Selangkah kemudian, aku memasuki Pasar Atas. Sebagian besar kios masih tertutup karena aku terlalu pagi menyambanginya. Tak ada yang bisa kuperbuat, hanya beberapa kios yang sedang bersiap membuka diri, ditandai dengan si empunya yang sibuk menata barang dagangan.

Senyap.

Kini aku sudah berada di gerbang dengan pemandangan leretan curam anak tangga, dua ekor harimau mengawal gerbang di kiri-kanannya, sementara di ujung bawah sudah terlihat sekelumit keramaian perniagaan, mungkin itulah yang disebut dengan Pasar Banto.

Aku menuruninya perlahan sambil mulut berkomat kamit menghitung bilangan….Benar ternyata,  empat puluh anak tangga. Leretan anak tangga inilah yang dikenal dengan nama Janjang Ampek Puluah. Konon empat puluh melambangkan jumlah anggota Niniak Mamak.

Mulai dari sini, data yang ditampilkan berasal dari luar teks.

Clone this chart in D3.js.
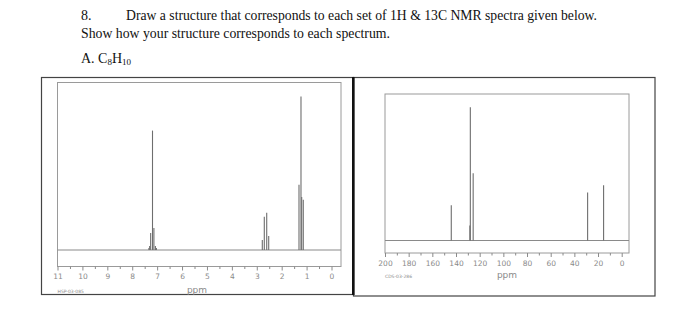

Tangga penghubung legendaris.

Sungguh cemerlang Louis Constant Westenenk, Si Asisten Residen Agam (Controleur Agam) yang berkolaborasi dengan Niniak Mamak (Lembaga Adat Minangkabau) dalam mencetuskan integrasi Pasar Atas-Pasar Bawah-Pasar Banto pada awal Abad XX. Kala itu Janjang menjadi fasilitas populer dalam konektivitas pasar. Daya fikir pemimpin pada masa itu, benar-benar diperas untuk menata kota Bukittinggi yang memiliki topografi berbukit dan tidak rata.

Aku tiba di gerbang bawah empat tiang bergaya Eropa dengan signboard besar “Janjang Ampek Puluah”. Toh, akhirya kuketahui bahwa gerbang bawah ini adalah bangunan baru, melengkapi gerbang bagian atas yang sudah lebih dahulu ada.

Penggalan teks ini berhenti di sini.